Écolo devra vaincre le signe indien
Les élections de 2024 pourraient provoquer un nouvel effondrement des verts. Un mauvais sort les poursuit. Après chaque participation au pouvoir, ils ont pris une gifle électorale. Le signe indien sera-t-il vaincu lors des prochaines échéances démocratiques ? L’histoire risque de repasser les plats…
Les écolos, au fédéral, se sont montrés pragmatiques en mettant de côté leurs convictions pour prolonger deux réacteurs et en approuvant la livraison d’armes à l’Ukraine. Au risque de dégoûter leur base militante antinucléaire, anti-atlantiste et pacifiste. Déçu, ce noyau dur pourrait se démobiliser durant la campagne.
Un gros effort de com’
Par ailleurs, Écolo n’a pas accroché de nouvelles plumes à son chapeau. Quel est le bilan visible des verts à "vendre" au grand public ? Les avancées socio-économiques seront attribuées aux socialistes ou aux libéraux, par exemple. Le parti va devoir réaliser un gros effort de communication afin de démontrer que l’action de ses ministres a eu un impact.
Enfin, les autres partis ne vont pas faire de cadeaux aux écologistes. Le PS marche sur leurs plates-bandes en jouant la carte de "l'écosocialisme". Quant aux libéraux, il est probable qu'ils prennent Écolo comme cible durant la campagne, comme en 2019. Les angles d'attaque sont nombreux : de la démission de la secrétaire d'État Sarah Schlitz à cause du "logogate" aux propos jugés "wokistes" de la coprésidente Rajae Maouane qui, en juin 2020, avait dénoncé l'existence d'un "privilège blanc" en Belgique…
Le PTB à l’assaut de la Flandre
Il y a cinq ans, avant le scrutin de mai 2019, le PTB prévenait les autres partis. Il n’était pas disposé à monter au pouvoir après les élections. Même si les figures du parti nuançaient un peu les choses en disant que si les autres acceptaient de sortir des traités européens, la donne serait différente. Autant dire qu’il n’y avait aucune chance de les voir négocier sérieusement.
Surtout, le PTB voulait prendre le temps de grandir, de recruter des spécialistes et de réaliser un travail parlementaire efficace.
Un parti très organisé
Cinq ans après, à la veille d’un nouveau scrutin, le PTB a atteint ses objectifs.

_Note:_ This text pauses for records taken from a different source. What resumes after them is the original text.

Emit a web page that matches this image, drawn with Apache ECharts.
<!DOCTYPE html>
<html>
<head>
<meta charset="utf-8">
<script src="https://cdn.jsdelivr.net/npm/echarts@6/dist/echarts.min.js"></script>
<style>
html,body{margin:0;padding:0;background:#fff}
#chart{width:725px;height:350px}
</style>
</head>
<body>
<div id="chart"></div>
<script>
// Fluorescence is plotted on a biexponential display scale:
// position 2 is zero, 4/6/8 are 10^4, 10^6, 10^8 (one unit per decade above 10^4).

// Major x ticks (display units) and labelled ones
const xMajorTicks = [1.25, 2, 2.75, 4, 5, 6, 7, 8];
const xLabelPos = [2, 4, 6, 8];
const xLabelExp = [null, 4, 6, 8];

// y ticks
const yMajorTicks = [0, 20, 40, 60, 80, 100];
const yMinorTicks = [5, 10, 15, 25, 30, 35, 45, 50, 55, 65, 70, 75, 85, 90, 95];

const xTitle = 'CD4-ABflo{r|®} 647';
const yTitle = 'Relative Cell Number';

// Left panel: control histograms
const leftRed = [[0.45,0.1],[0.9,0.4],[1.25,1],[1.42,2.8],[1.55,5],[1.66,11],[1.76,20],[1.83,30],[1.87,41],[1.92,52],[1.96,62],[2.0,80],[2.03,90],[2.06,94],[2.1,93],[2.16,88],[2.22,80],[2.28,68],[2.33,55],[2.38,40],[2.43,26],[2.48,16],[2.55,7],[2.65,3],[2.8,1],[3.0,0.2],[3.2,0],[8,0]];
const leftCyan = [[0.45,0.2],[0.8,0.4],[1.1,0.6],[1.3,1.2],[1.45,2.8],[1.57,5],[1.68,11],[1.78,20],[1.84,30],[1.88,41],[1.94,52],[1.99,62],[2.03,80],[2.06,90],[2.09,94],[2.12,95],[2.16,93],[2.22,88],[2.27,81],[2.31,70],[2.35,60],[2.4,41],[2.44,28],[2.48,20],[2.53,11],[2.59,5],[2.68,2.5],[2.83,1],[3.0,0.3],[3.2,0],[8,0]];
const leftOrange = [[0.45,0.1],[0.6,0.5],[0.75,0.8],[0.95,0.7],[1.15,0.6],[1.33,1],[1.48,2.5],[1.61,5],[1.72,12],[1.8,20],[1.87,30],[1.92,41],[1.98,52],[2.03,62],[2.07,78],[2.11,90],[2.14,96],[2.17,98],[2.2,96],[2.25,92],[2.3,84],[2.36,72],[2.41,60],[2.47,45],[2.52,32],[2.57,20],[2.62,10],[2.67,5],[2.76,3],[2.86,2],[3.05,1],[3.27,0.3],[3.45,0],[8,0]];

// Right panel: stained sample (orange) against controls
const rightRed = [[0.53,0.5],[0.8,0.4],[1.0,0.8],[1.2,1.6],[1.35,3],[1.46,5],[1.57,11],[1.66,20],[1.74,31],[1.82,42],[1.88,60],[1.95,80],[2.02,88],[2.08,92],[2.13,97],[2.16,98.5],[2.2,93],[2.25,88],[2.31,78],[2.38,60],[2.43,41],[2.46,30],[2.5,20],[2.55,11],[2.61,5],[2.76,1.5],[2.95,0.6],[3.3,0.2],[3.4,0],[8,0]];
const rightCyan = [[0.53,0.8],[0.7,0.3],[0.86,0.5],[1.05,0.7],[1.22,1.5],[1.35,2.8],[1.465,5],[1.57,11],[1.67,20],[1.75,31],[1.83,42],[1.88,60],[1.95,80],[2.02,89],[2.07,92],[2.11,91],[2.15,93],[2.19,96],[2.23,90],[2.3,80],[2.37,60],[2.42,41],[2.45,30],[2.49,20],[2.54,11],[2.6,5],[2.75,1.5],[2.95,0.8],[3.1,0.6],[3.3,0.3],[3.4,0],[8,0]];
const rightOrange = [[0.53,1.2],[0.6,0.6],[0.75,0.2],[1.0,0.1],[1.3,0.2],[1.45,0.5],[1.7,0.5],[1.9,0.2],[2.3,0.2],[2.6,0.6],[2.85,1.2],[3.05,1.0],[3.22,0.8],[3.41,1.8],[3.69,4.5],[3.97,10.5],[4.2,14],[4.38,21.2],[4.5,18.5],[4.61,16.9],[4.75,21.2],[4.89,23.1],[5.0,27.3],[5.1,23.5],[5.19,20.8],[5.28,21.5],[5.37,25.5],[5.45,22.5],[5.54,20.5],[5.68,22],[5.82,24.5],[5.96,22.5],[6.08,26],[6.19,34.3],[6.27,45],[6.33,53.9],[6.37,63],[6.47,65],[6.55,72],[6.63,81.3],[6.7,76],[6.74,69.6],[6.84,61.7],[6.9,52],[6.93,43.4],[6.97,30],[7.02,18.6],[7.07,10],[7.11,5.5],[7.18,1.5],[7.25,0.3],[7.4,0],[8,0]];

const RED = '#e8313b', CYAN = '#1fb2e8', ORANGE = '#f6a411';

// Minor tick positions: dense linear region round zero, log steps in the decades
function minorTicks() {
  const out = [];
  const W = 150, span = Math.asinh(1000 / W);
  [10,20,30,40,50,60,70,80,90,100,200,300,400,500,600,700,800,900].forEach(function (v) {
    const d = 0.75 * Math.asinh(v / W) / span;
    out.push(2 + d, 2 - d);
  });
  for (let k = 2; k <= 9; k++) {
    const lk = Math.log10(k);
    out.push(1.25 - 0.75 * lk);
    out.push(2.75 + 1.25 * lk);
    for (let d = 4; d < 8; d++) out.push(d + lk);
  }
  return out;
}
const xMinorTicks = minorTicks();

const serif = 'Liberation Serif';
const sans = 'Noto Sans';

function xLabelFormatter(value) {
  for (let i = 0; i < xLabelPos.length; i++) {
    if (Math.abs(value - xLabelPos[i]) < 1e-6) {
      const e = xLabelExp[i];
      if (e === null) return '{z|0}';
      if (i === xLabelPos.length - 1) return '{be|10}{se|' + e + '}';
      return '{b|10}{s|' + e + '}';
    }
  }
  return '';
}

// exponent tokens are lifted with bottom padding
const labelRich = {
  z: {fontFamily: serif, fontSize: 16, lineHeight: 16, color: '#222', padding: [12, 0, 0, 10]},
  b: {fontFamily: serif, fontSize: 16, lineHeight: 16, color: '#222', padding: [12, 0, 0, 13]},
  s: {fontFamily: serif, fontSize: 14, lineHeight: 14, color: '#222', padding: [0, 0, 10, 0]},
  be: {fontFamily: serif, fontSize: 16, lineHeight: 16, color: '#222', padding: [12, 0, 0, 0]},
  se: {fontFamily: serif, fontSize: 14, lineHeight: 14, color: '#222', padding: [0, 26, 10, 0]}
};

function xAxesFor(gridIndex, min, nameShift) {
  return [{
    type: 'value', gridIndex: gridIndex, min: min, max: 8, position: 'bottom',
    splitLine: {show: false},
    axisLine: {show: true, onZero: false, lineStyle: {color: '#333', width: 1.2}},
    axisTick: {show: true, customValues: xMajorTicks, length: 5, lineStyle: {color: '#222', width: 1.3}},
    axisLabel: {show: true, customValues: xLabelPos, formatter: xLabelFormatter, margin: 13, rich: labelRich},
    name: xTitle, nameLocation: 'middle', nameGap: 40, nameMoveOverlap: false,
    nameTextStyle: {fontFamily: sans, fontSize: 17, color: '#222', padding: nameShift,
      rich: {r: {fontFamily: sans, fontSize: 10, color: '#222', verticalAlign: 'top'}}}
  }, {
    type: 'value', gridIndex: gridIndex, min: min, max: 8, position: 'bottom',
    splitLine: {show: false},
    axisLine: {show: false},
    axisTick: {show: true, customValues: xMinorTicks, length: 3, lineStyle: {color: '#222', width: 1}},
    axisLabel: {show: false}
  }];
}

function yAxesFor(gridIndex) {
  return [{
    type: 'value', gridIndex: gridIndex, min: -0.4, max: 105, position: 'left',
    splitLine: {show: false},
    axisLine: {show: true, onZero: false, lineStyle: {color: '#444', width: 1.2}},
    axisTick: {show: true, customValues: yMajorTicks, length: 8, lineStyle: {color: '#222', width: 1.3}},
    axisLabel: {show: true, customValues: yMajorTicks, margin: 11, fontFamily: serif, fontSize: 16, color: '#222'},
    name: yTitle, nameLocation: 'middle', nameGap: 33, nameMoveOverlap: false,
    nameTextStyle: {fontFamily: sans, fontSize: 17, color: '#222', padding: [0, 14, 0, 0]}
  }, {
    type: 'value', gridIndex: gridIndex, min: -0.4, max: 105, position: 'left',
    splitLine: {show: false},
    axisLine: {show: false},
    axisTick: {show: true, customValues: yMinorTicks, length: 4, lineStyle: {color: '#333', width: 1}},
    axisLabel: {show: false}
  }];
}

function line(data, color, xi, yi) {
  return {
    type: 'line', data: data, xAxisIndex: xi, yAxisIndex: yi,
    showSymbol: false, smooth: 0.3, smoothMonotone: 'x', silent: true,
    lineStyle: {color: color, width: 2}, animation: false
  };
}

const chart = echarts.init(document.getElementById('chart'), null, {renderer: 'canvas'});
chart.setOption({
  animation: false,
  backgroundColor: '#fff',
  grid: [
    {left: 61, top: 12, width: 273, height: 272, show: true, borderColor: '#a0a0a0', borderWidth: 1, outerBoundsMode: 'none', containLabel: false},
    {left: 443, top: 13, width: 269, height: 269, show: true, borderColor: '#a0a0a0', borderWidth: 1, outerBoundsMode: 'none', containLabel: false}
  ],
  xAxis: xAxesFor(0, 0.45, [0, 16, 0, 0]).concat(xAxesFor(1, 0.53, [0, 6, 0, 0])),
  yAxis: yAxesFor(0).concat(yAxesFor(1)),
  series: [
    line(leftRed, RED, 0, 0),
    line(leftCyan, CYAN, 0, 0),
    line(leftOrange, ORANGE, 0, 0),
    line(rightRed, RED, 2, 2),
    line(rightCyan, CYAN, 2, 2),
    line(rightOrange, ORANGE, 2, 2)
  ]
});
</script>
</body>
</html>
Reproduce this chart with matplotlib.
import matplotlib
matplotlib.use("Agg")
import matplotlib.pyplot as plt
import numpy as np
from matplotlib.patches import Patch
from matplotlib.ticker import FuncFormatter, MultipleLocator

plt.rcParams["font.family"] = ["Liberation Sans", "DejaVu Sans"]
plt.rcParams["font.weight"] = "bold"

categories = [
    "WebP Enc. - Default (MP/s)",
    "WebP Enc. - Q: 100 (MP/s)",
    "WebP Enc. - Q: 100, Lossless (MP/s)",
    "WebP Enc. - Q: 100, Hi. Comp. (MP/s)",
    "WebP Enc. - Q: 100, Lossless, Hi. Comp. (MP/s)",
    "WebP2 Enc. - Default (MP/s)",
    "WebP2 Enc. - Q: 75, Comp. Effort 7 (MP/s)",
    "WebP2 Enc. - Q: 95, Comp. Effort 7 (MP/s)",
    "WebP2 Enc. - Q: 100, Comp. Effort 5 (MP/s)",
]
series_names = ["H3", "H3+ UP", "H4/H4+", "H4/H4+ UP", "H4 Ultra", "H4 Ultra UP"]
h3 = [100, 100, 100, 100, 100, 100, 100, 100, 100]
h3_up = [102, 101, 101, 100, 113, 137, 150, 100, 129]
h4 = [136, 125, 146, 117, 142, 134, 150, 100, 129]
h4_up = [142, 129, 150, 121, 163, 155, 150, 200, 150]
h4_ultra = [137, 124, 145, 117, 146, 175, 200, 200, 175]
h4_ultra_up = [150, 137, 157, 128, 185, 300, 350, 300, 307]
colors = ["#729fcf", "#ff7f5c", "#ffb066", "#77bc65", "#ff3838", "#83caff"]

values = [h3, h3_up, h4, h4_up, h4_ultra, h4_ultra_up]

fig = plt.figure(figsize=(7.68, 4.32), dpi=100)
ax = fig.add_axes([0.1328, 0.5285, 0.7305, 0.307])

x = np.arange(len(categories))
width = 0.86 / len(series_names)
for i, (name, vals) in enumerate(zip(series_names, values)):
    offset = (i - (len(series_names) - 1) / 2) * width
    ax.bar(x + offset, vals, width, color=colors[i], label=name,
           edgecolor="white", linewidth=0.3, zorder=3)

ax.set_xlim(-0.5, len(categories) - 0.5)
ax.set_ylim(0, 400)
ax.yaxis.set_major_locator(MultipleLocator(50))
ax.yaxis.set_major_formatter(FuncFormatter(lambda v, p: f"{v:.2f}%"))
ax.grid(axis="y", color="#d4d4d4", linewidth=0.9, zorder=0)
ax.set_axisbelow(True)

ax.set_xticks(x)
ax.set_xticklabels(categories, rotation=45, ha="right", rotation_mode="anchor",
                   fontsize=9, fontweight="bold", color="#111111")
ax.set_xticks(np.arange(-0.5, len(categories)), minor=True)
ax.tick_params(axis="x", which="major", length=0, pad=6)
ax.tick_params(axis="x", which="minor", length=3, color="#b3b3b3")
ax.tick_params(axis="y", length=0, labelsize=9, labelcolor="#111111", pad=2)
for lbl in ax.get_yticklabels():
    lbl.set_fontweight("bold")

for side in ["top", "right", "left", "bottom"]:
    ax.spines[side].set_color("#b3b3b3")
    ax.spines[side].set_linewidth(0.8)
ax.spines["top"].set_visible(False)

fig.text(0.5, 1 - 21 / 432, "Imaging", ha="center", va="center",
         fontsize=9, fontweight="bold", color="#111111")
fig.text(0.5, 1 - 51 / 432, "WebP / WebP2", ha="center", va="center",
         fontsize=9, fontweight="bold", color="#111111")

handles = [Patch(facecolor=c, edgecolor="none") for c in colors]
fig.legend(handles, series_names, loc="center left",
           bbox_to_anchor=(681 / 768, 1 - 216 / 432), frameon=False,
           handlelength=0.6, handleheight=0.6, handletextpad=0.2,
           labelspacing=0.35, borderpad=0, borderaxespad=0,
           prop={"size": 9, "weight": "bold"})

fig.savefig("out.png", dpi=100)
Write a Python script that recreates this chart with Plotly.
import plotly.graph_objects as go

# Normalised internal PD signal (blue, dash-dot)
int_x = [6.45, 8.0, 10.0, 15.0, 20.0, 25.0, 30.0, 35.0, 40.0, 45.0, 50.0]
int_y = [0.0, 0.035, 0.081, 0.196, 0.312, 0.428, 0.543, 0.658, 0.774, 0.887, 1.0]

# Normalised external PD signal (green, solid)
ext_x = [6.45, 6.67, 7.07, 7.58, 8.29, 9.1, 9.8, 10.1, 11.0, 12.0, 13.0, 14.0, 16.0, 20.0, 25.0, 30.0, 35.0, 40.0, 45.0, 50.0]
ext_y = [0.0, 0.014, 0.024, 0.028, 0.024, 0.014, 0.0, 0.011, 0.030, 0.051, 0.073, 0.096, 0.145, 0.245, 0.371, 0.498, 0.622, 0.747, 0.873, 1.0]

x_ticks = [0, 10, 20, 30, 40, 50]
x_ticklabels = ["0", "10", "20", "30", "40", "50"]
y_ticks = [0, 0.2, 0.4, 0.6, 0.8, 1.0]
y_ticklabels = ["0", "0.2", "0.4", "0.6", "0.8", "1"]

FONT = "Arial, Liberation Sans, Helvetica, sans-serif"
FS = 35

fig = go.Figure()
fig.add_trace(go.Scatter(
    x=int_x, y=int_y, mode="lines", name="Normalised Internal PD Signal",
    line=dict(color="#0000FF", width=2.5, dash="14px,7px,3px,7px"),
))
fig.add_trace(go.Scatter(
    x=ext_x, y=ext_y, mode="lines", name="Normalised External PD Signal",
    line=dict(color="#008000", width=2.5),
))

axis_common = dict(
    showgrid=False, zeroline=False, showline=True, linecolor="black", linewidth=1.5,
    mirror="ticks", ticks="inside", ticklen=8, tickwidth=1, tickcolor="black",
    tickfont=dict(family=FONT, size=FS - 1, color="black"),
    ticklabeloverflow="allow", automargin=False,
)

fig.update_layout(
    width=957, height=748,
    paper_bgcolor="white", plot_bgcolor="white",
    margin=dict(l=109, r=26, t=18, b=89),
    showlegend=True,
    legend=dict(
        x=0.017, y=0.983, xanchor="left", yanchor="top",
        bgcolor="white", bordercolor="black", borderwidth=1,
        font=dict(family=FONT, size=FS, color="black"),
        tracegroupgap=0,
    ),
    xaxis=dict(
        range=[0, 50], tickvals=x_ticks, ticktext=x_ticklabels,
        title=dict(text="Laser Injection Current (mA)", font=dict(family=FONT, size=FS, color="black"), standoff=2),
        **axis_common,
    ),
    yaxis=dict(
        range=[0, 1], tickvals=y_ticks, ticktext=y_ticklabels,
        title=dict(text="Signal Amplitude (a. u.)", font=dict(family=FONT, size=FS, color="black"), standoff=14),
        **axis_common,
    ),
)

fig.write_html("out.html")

Le parti est structuré, il a recruté de nouveaux membres, de nouveaux élus potentiels et le centre d’étude carbure à plein régime. En Wallonie et à Bruxelles, les membres du PTB constatent que dans chaque nouveau sondage, les prédictions les concernant sont en hausse. Rien ne sert donc de réinventer la roue, il suffit de maintenir le rythme. En Flandre, par contre, le PTB-PVDA a mis le paquet. Il entend se poser en rempart contre le Vlaams Belang et la droite. Le parti se développe, il commence à croître, mais il a besoin désormais de meilleurs scores électoraux.
Le scrutin de juin 2024 ne sera qu’une étape pour renforcer son assise dans les territoires déjà conquis et dans ceux qu’il convoite. Le véritable objectif ? Le scrutin communal, quelques mois plus tard, à l’issue duquel le PTB entend bien jouer un rôle en capitalisant sur sa participation au pouvoir dans la commune flamande de Zelzate.

Les Engagés comptent grappiller au centre droit
La confession émane d'un membre influent du MR : "J'ai lu le manifeste des Engagés. Je suis d'accord avec presque tout… Heureusement pour nous, personne ne sait ce qu'il y a dedans."
La donne serait-elle en train de changer ? L’entrepreneur Yvan Verougstraete, l’ancien ministre wallon Jean-Luc Crucke, issus du MR, et l’ex-président de l’Union wallonne des entreprises, Olivier de Wasseige, ont tous rejoint Les Engagés. Au parti, on estime que s’il y a une marge de progression électorale, elle se trouve surtout au centre droit. À gauche, le terrain est bouché avec le PS, Écolo et le PTB. C’est donc au MR, seul parti de droite francophone, que Les Engagés espèrent prendre des électeurs (ainsi qu’à Écolo sur les enjeux environnementaux). Les trois recrues, présentées comme des libéraux sociaux sensibles aux défis environnementaux, peuvent les y aider.
Composer avec les départs
Le CDH, prédécesseur des Engagés, souffrait d’un déficit de notoriété. Le parti devait surtout compter sur ses personnalités, notamment locales, pour performer aux élections. À en croire les sondages, la "marque" Les Engagés souffre pour le moment des mêmes difficultés. Il faut dire que, pour un parti centriste, qui prône l’art de la nuance, il n’est pas facile d’être audible dans le brouhaha médiatico-politique permanent. C’est dans ce contexte que l’on comprend l’importance pour Les Engagés de compter des renforts de poids. À l’inverse, ils devront composer avec les départs. Les députés Catherine Fonck, Alda Greoli, André Antoine et René Collin ont déjà annoncé qu’ils ne se représenteraient en juin 2024.
Défi veut percer en Wallonie et se maintenir à Bruxelles
Défi, en maintenant en 2019 son nombre de sièges au niveau fédéral (2) comme en Région bruxelloise (10), avait bien géré le départ de la présidence d’Olivier Maingain et l’arrivée de François De Smet. Les élections de 2024 devront achever cette transition et stabiliser le parti durablement.
Il entend se positionner en parti laïque de centre droit, comme alternative aux déçus du MR, en parti de gouvernement constructif et sérieux. Les priorités de la campagne sont déjà esquissées : la maîtrise des dépenses publiques à tous les niveaux, la mise en place des recrutements promis en Justice, la réforme au fédéral du financement des partis, le développement du nouveau nucléaire, etc.
La situation à Schaerbeek
Électoralement, le premier enjeu de Défi, qui reste stable dans les sondages, sera de conserver son assise bruxelloise et ses deux députés fédéraux, même s’il dit en viser un troisième. Mais le parti veut surtout percer en Wallonie. François De Smet pense pouvoir obtenir un, deux, voire trois députés wallons en concentrant les moyens sur les arrondissements clés. Ce serait historique pour ce parti à l’ADN bruxellois.
Les enjeux de 2024 seront également locaux. Défi espère conserver ses bourgmestres, en particulier à Schaerbeek où la position de la majorité est précaire. La situation à Schaerbeek influencera les autres niveaux de pouvoir puisque de la décision du bourgmestre en titre Bernard Clerfayt, également ministre bruxellois, de se représenter dépendra la tête de liste à la Région.